Answer

**step1** Understanding the problem

The problem asks us to find the value of the expression $$\frac{1}{2} \cdot c$$ when $$c$$ is given as a mixed number, $$4 \frac{2}{5}$$. This involves multiplying a fraction by a mixed number.

**step2** Converting the mixed number to an improper fraction

To multiply fractions, it is often easier to convert mixed numbers into improper fractions. The mixed number given is $$4 \frac{2}{5}$$.
To convert this, we multiply the whole number part (4) by the denominator (5), and then add the numerator (2).
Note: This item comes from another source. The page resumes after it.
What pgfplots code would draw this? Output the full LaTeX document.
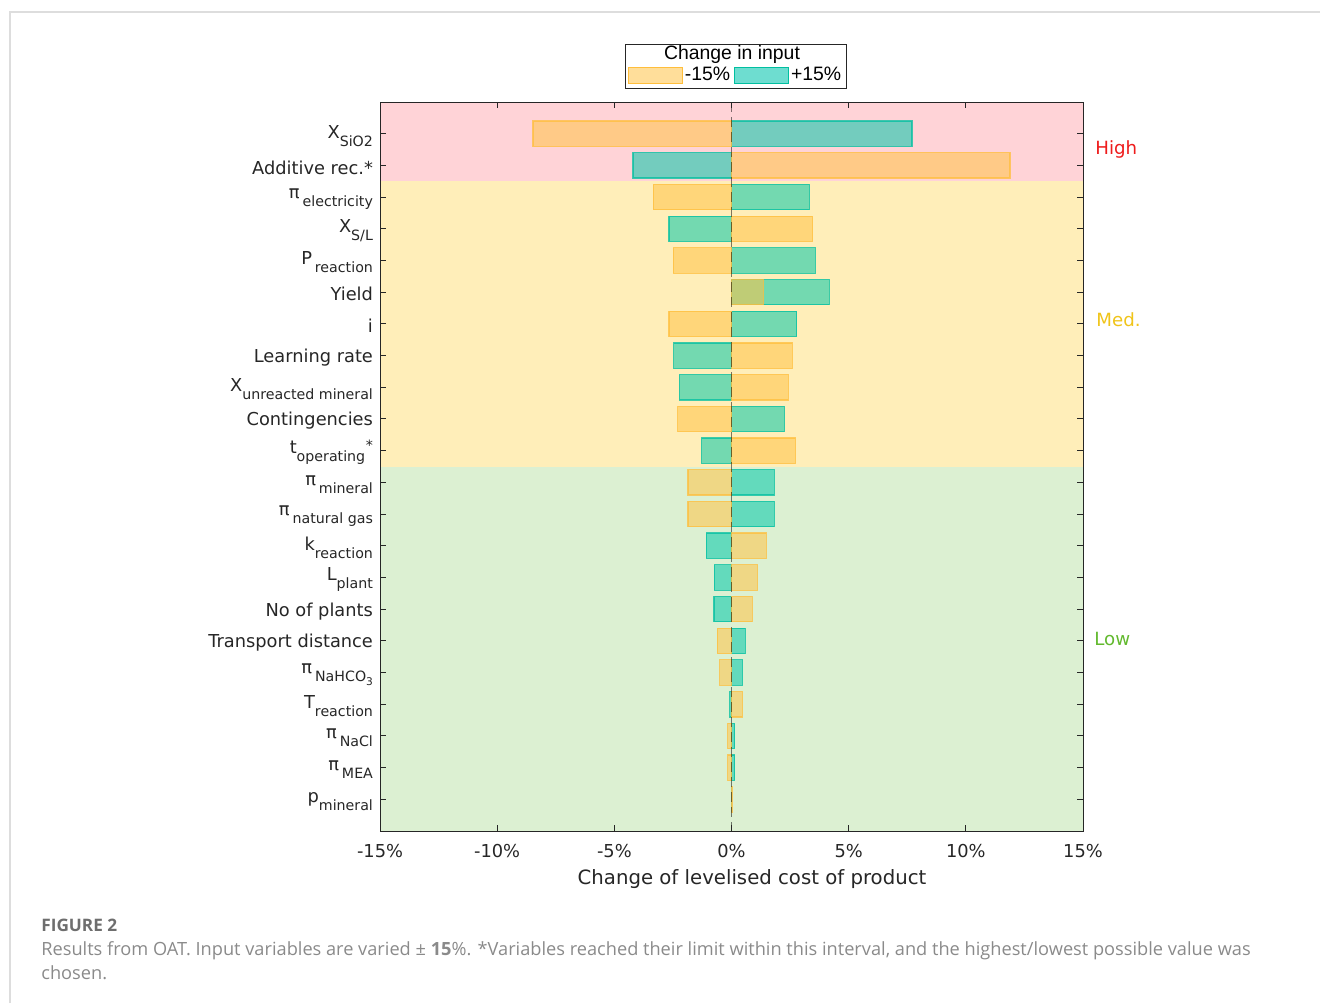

This sum becomes the new numerator, while the denominator remains the same.
$$4 \frac{2}{5} = \frac{(4 \times 5) + 2}{5} = \frac{20 + 2}{5} = \frac{22}{5}$$

**step3** Performing the multiplication

Now we substitute the improper fraction for $$c$$ into the expression:
$$\frac{1}{2} \cdot \frac{22}{5}$$
To multiply fractions, we multiply the numerators together and the denominators together:
$$\frac{1 \times 22}{2 \times 5} = \frac{22}{10}$$

**step4** Simplifying the result

The resulting fraction is $$\frac{22}{10}$$. This fraction can be simplified because both the numerator (22) and the denominator (10) share a common factor, which is 2.
To simplify, we divide both the numerator and the denominator by their greatest common factor:
$$\frac{22 \div 2}{10 \div 2} = \frac{11}{5}$$

**step5** Converting the improper fraction to a mixed number

The simplified fraction is an improper fraction, $$\frac{11}{5}$$. We can convert this back to a mixed number by dividing the numerator (11) by the denominator (5).
$$11 \div 5 = 2$$ with a remainder of $$1$$.
The quotient (2) becomes the whole number part, the remainder (1) becomes the new numerator, and the denominator (5) stays the same.
So, $$\frac{11}{5} = 2 \frac{1}{5}$$